Penn State College of Medicine researchers recently were awarded a five-year, $7 million grant from the National Heart, Lung and Blood Institute of the National Institutes of Health to conduct a series of studies on human circulation.
“Our goal is to gain a better understanding of how blood circulates in the body and how the bundles of nerves and nerve cells controlling many functions in the body help to regulate blood flow,” said Lawrence I. Sinoway, principal investigator for the grant, professor of medicine in the Penn State College of Medicine and program director in the Penn State General Clinical Research Center (GCRC). “Ultimately, this work may lead to new treatments for high blood pressure, heart failure and heart disease, and help to explain other mysteries of cardiovascular health.”
The grant will fund three projects. The first project, led by Sinoway, will examine the exercise pressor reflex, a communication mechanism between the brain and cardiovascular system active during exercise. Sinoway will compare the pressor reflex in healthy volunteers to people with heart failure, a disease affecting about 5 million Americans in which the heart weakens and has a reduced ability to pump blood. Information gained through his studies could lead to therapies to improve mobility and fitness for those with heart failure.
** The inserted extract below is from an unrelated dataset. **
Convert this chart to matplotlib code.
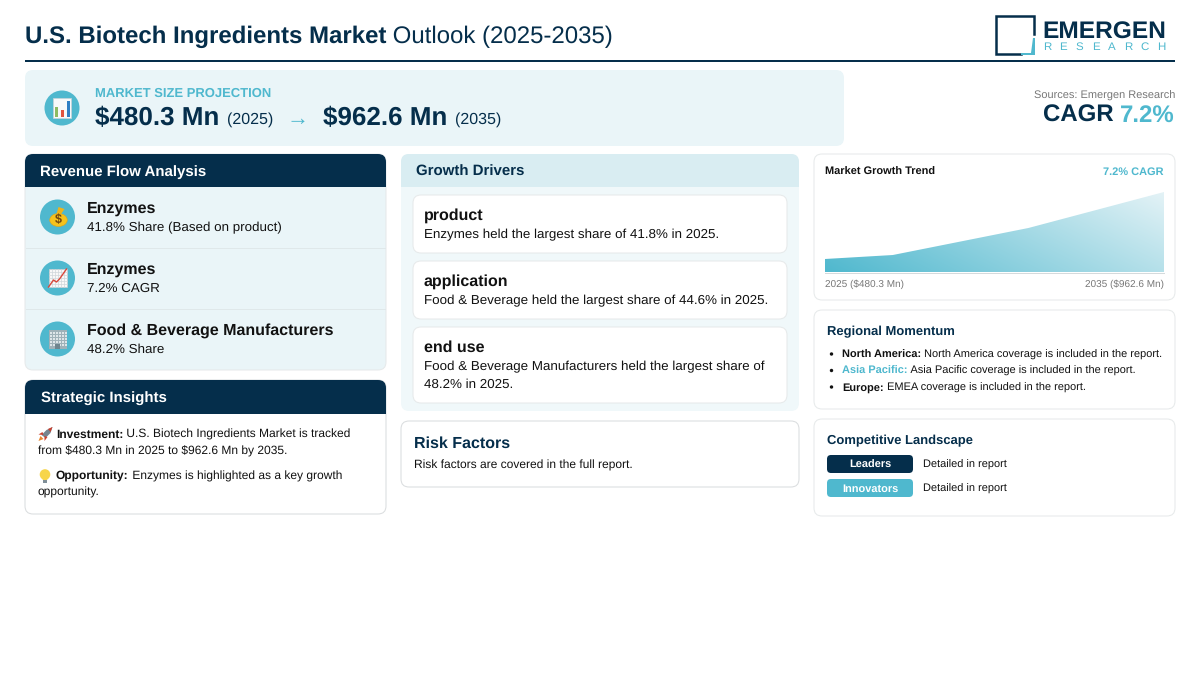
#!/usr/bin/env python3
import matplotlib
matplotlib.use('Agg')
import matplotlib.pyplot as plt
import numpy as np
from matplotlib.patches import FancyBboxPatch, Rectangle, Circle, Polygon, Ellipse

plt.rcParams['font.family'] = ['Liberation Sans', 'DejaVu Sans']
plt.rcParams['text.parse_math'] = False
plt.rcParams['text.hinting'] = 'no_hinting'

NAVY = '#052e4b'
TEAL = '#4fb8ce'
PALE = '#eaf5f8'
HEAD = '#d9edf2'
BORDER = '#e6e9ea'
INK = '#111111'
GREY = '#777777'

# chart values
trend_years = [2025, 2027, 2031, 2035]
trend_values = [480.3, 509.0, 703.5, 962.6]
start_label = '2025 ($480.3 Mn)'
end_label = '2035 ($962.6 Mn)'

# panel text
flow_titles = ['Enzymes', 'Enzymes', 'Food & Beverage Manufacturers']
flow_subs = ['41.8% Share (Based on product)', '7.2% CAGR', '48.2% Share']
driver_titles = ['product', 'application', 'end use']
driver_lines = [['Enzymes held the largest share of 41.8% in 2025.'],
                ['Food & Beverage held the largest share of 44.6% in 2025.'],
                ['Food & Beverage Manufacturers held the largest share of', '48.2% in 2025.']]
region_names = ['North America:', 'Asia Pacific:', 'Europe:']
region_texts = [' North America coverage is included in the report.',
                ' Asia Pacific coverage is included in the report.',
                ' EMEA coverage is included in the report.']
badge_names = ['Leaders', 'Innovators']


def px(size):
    return size * 0.72


def box(ax, x0, y0, x1, y1, fc, ec='none', r=8, lw=0.72, z=1):
    p = FancyBboxPatch((x0, y0), x1 - x0, y1 - y0, boxstyle='round,pad=0,rounding_size=%g' % r,
                       fc=fc, ec=ec, lw=lw, zorder=z)
    ax.add_patch(p)
    return p


def header(ax, shape, x0, y0, x1, y1, fc):
    # top strip of a panel, cut to the panel corners
    r = Rectangle((x0, y0), x1 - x0, y1 - y0, fc=fc, ec='none', zorder=2)
    ax.add_patch(r)
    r.set_clip_path(shape)


def put(ax, x, y, parts, size, ha='left'):
    # run of text pieces on one baseline: (string, weight, colour)
    rend = fig.canvas.get_renderer()
    objs = [ax.text(0, y, s, fontsize=px(size), fontweight=w, color=c, va='baseline', zorder=6)
            for s, w, c in parts]
    widths = []
    for (s, w, c), t in zip(parts, objs):
        # trailing spaces are not measured, so measure around them
        t2 = ax.text(0, y, '|' + s + '|', fontsize=px(size), fontweight=w)
        t3 = ax.text(0, y, '||', fontsize=px(size), fontweight=w)
        widths.append(t2.get_window_extent(rend).width - t3.get_window_extent(rend).width)
        t2.remove()
        t3.remove()
    if ha == 'right':
        x = x - sum(widths)
    for t, wd in zip(objs, widths):
        t.set_x(x)
        x += wd
    return x


def badge_circle(ax, cx, cy):
    ax.add_patch(Circle((cx, cy), 17.5, fc=TEAL, ec='none', zorder=3))


def icon_bars(ax, cx, cy):
    badge_circle(ax, cx, cy)
    ax.add_patch(Rectangle((cx - 9, cy - 10), 18, 20, fc='#f7f9fa', ec='#c9d3d8', lw=0.5, zorder=4))
    for dx, h, c in [(-7, 10, '#8dbb62'), (-1, 7, '#e0533f'), (4.5, 16, '#2f7fc4')]:
        ax.add_patch(Rectangle((cx + dx, cy + 9 - h), 3, h, fc=c, ec='none', zorder=5))


def icon_bag(ax, cx, cy):
    badge_circle(ax, cx, cy)
    ax.add_patch(Ellipse((cx + 1, cy + 3), 17.5, 13, fc='#f6c21c', ec='#e0a514', lw=0.4, zorder=4))
    ax.add_patch(Polygon([(cx - 1, cy - 3), (cx + 1, cy - 10), (cx + 7, cy - 8), (cx + 3, cy - 2)],
                         fc='#eeb31a', ec='none', zorder=4))
    ax.text(cx + 1, cy + 3, '$', fontsize=9, fontweight='bold', color='#6e4510', ha='center', va='center', zorder=5)


def icon_trend(ax, cx, cy):
    badge_circle(ax, cx, cy)
    ax.add_patch(Rectangle((cx - 9, cy - 9), 18, 18, fc='#f8f8f8', ec='#c6ccd0', lw=0.5, zorder=4))
    for d in np.arange(-6, 9, 3):
        ax.plot([cx + d, cx + d], [cy - 9, cy + 9], color='#cfd6da', lw=0.5, zorder=4)
        ax.plot([cx - 9, cx + 9], [cy + d, cy + d], color='#cfd6da', lw=0.5, zorder=4)
    ax.plot([cx - 9, cx - 4, cx - 1, cx + 2, cx + 9], [cy + 9, cy + 2, cy + 4, cy + 1, cy - 9],
            color='#d9483b', lw=1, zorder=5)


def icon_office(ax, cx, cy):
    badge_circle(ax, cx, cy)
    ax.add_patch(Rectangle((cx - 9, cy - 9), 18, 18.5, fc='#9fb1b8', ec='none', zorder=4))
    for dx in np.arange(-7.5, 8, 3):
        for dy in np.arange(-7, 7, 3):
            ax.add_patch(Rectangle((cx + dx, cy + dy), 1.8, 1.8, fc='#dde5e8', ec='none', zorder=5))
    ax.add_patch(Rectangle((cx - 2.5, cy + 5), 5, 4.5, fc='#6f858e', ec='none', zorder=5))


def icon_rocket(ax, cx, cy):
    ax.add_patch(Polygon([(cx - 4, cy + 1), (cx + 1, cy - 4), (cx + 7, cy - 7), (cx + 5, cy - 1), (cx, cy + 4)],
                         fc='#76858f', ec='none', zorder=5))
    ax.add_patch(Polygon([(cx + 7, cy - 7), (cx + 2.5, cy - 5), (cx + 5, cy - 2)], fc='#c9402f', ec='none', zorder=5))
    ax.add_patch(Polygon([(cx - 7, cy + 0.5), (cx - 3, cy - 2), (cx - 2, cy + 1)], fc='#c9402f', ec='none', zorder=5))
    ax.add_patch(Polygon([(cx - 1, cy + 7), (cx + 2, cy + 3), (cx - 1, cy + 2)], fc='#c9402f', ec='none', zorder=5))
    ax.add_patch(Polygon([(cx - 7, cy + 7), (cx - 5, cy + 2), (cx - 2, cy + 5)], fc='#e8862e', ec='none', zorder=5))


def icon_bulb(ax, cx, cy):
    ax.add_patch(Circle((cx, cy - 1.5), 5.3, fc='#f7d54a', ec='none', zorder=5))
    ax.add_patch(Polygon([(cx - 4, cy + 1), (cx + 4, cy + 1), (cx + 2, cy + 4), (cx - 2, cy + 4)], fc='#f7d54a', ec='none', zorder=5))
    ax.add_patch(Rectangle((cx - 2, cy + 4), 4, 3, fc='#7f8e97', ec='none', zorder=5))


fig = plt.figure(figsize=(12, 7), dpi=100, facecolor='white')
ax = fig.add_axes([0, 0, 1, 1])
ax.set_xlim(0, 1200)
ax.set_ylim(700, 0)
ax.axis('off')
fig.canvas.draw()

# title row
put(ax, 25, 43, [('U.S. Biotech Ingredients Market', 'bold', NAVY), (' Outlook (2025-2035)', 'normal', NAVY)], 24)
ax.add_patch(Rectangle((25, 60), 1150, 2, fc=NAVY, ec='none'))

# logo
ax.plot([1034, 1034, 996.2, 996.2, 1021], [34, 16.2, 16.2, 53.8, 53.8], color=NAVY, lw=1.8,
        solid_joinstyle='miter', zorder=3)
ax.add_patch(Polygon([(1033, 38), (1035.2, 38), (1035.2, 55), (1021, 55), (1021, 52.6), (1030.5, 52.6)],
                     fc=TEAL, ec='none', zorder=3))
ax.text(1042, 38.5, 'EMERGEN', fontsize=px(24.5), fontweight='bold', color=NAVY, va='baseline')
for ch, lx in zip('RESEARCH', np.linspace(1043, 1157, 8)):
    ax.text(lx, 50, ch, fontsize=px(11.5), color=TEAL, va='baseline')

# projection banner
box(ax, 25, 70, 844, 146, PALE)
icon_bars(ax, 62, 108)
put(ax, 95, 97, [('MARKET SIZE PROJECTION', 'bold', TEAL)], 13)
put(ax, 95, 125, [('$480.3 Mn', 'bold', NAVY)], 26)
put(ax, 226.5, 124, [('(2025)', 'normal', NAVY)], 16)
put(ax, 287, 125, [('\u2192', 'normal', TEAL)], 22)
put(ax, 323, 125, [('$962.6 Mn', 'bold', NAVY)], 26)
put(ax, 455, 124, [('(2035)', 'normal', NAVY)], 16)
put(ax, 1175, 98.5, [('Sources: Emergen Research', 'normal', GREY)], 11, ha='right')
put(ax, 1175, 122, [('CAGR ', 'bold', NAVY), ('7.2%', 'bold', TEAL)], 24, ha='right')

# revenue flow
shape = box(ax, 25, 154, 386, 370, PALE, BORDER)
header(ax, shape, 25, 154, 386, 187, NAVY)
put(ax, 40, 176, [('Revenue Flow Analysis', 'bold', 'white')], 15)
flow_icons = [icon_bag, icon_trend, icon_office]
for i, (t, s, draw) in enumerate(zip(flow_titles, flow_subs, flow_icons)):
    y = 217 + 61 * i
    draw(ax, 57.5, y)
    put(ax, 87, y - 4, [(t, 'bold', INK)], 16)
    put(ax, 87, y + 14, [(s, 'normal', INK)], 13.4)
    if i < 2:
        ax.plot([26, 385], [y + 30.5, y + 30.5], color='#dfe8ea', lw=0.72, zorder=3)

# strategic insights
shape = box(ax, 25, 380, 386, 514, 'white', '#d9dcde')
header(ax, shape, 25, 380, 386, 414, NAVY)
put(ax, 41, 403, [('Strategic Insights', 'bold', 'white')], 15)
icon_rocket(ax, 45.5, 434)
put(ax, 56, 438, [('Investment:', 'bold', INK), (' U.S. Biotech Ingredients Market is tracked', 'normal', INK)], 12)
put(ax, 38, 455, [('from $480.3 Mn in 2025 to $962.6 Mn by 2035.', 'normal', INK)], 12)
icon_bulb(ax, 45, 476)
put(ax, 56, 480, [('Opportunity:', 'bold', INK), (' Enzymes is highlighted as a key growth', 'normal', INK)], 12)
put(ax, 38, 496, [('opportunity.', 'normal', INK)], 12)

# growth drivers
shape = box(ax, 401, 154, 799, 411, '#f0f8fa')
header(ax, shape, 401, 154, 799, 187, HEAD)
put(ax, 416, 176, [('Growth Drivers', 'bold', NAVY)], 15)
card_tops = [195, 261, 327]
card_bottoms = [253, 319, 403]
for t, lines, y0, y1 in zip(driver_titles, driver_lines, card_tops, card_bottoms):
    box(ax, 413, y0, 787, y1, 'white', BORDER, z=2)
    put(ax, 424, y0 + 25, [(t, 'bold', INK)], 16)
    for j, line in enumerate(lines):
        put(ax, 424, y0 + 43 + 18 * j, [(line, 'normal', INK)], 13.4)

# risk factors
box(ax, 401, 421, 799, 487, 'white', '#d9dcde')
put(ax, 414, 448, [('Risk Factors', 'bold', NAVY)], 16)
put(ax, 414, 469, [('Risk factors are covered in the full report.', 'normal', INK)], 12)

# growth trend card
box(ax, 814, 154, 1175, 300, 'white', BORDER)
put(ax, 825, 175, [('Market Growth Trend', 'bold', INK)], 11)
put(ax, 1164, 175, [('7.2% CAGR', 'bold', TEAL)], 11, ha='right')
ax2 = fig.add_axes([825 / 1200, 1 - 272 / 700, 339 / 1200, 80 / 700])
ax2.set_xlim(trend_years[0], trend_years[-1])
ax2.set_ylim(386.7, trend_values[-1])
ax2.axis('off')
# diagonal fade from the lower left to the upper right
gx, gy = np.meshgrid(np.linspace(0, 1, 340), np.linspace(0, 1, 80))
fade = 0.66 * gx + 0.30 * gy
c0 = np.array([0x4f, 0xb8, 0xce]) / 255
c1 = np.array([0xea, 0xf5, 0xf8]) / 255
rgb = c0 + (c1 - c0) * np.clip(fade, 0, 1)[..., None]
im = ax2.imshow(rgb, extent=[trend_years[0], trend_years[-1], 386.7, trend_values[-1]],
                origin='lower', aspect='auto')
xs = trend_years + [trend_years[-1], trend_years[0]]
ys = trend_values + [386.7, 386.7]
clip = Polygon(np.column_stack([xs, ys]), transform=ax2.transData, fc='none', ec='none')
ax2.add_patch(clip)
im.set_clip_path(clip)
ax.plot([825, 1164], [272.5, 272.5], color='#d5dadc', lw=0.72, zorder=3)
put(ax, 825, 287, [(start_label, 'normal', GREY)], 10)
put(ax, 1164, 287, [(end_label, 'normal', GREY)], 10, ha='right')

# regional momentum
box(ax, 814, 310, 1175, 409, 'white', BORDER)
put(ax, 827, 335, [('Regional Momentum', 'bold', NAVY)], 13)
region_colors = [INK, TEAL, INK]
for i, (n, t, c) in enumerate(zip(region_names, region_texts, region_colors)):
    y = 358 + 16.5 * i
    ax.add_patch(Circle((831.5, y - 4), 1.7, fc=INK, ec='none', zorder=5))
    put(ax, 842, round(y), [(n, 'bold', c), (t, 'normal', INK)], 11)

# competitive landscape
box(ax, 814, 419, 1175, 516, 'white', BORDER)
put(ax, 827, 444, [('Competitive Landscape', 'bold', NAVY)], 13)
for i, (n, c) in enumerate(zip(badge_names, [NAVY, TEAL])):
    y0 = 455 + 24 * i
    box(ax, 827, y0, 913, y0 + 18, c, r=4)
    ax.text(870, y0 + 13, n, fontsize=px(11), fontweight='bold', color='white', ha='center', va='baseline', zorder=6)
    put(ax, 923, y0 + 13, [('Detailed in report', 'normal', INK)], 11)

plt.savefig('out.png', dpi=100)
A second project will be led by Urs Leuenberger, professor of medicine in the Penn State College of Medicine and associate program director in the GCRC. His studies will examine how the nerves supplying the walls of the blood vessels and chemical factors produced in the body influence blood flow in response to hypoxia, a lower than normal blood oxygen level. Hypoxia commonly accompanies a variety of diseases of the heart and lungs. Through a finely-tuned interaction between nerve signals and chemical factors, hypoxia normally causes a rise in blood flow to skeletal muscle that helps maintain the supply of badly-needed oxygen. These studies could lead to information that may one day help physicians better treat conditions in which blood flow is not properly regulated.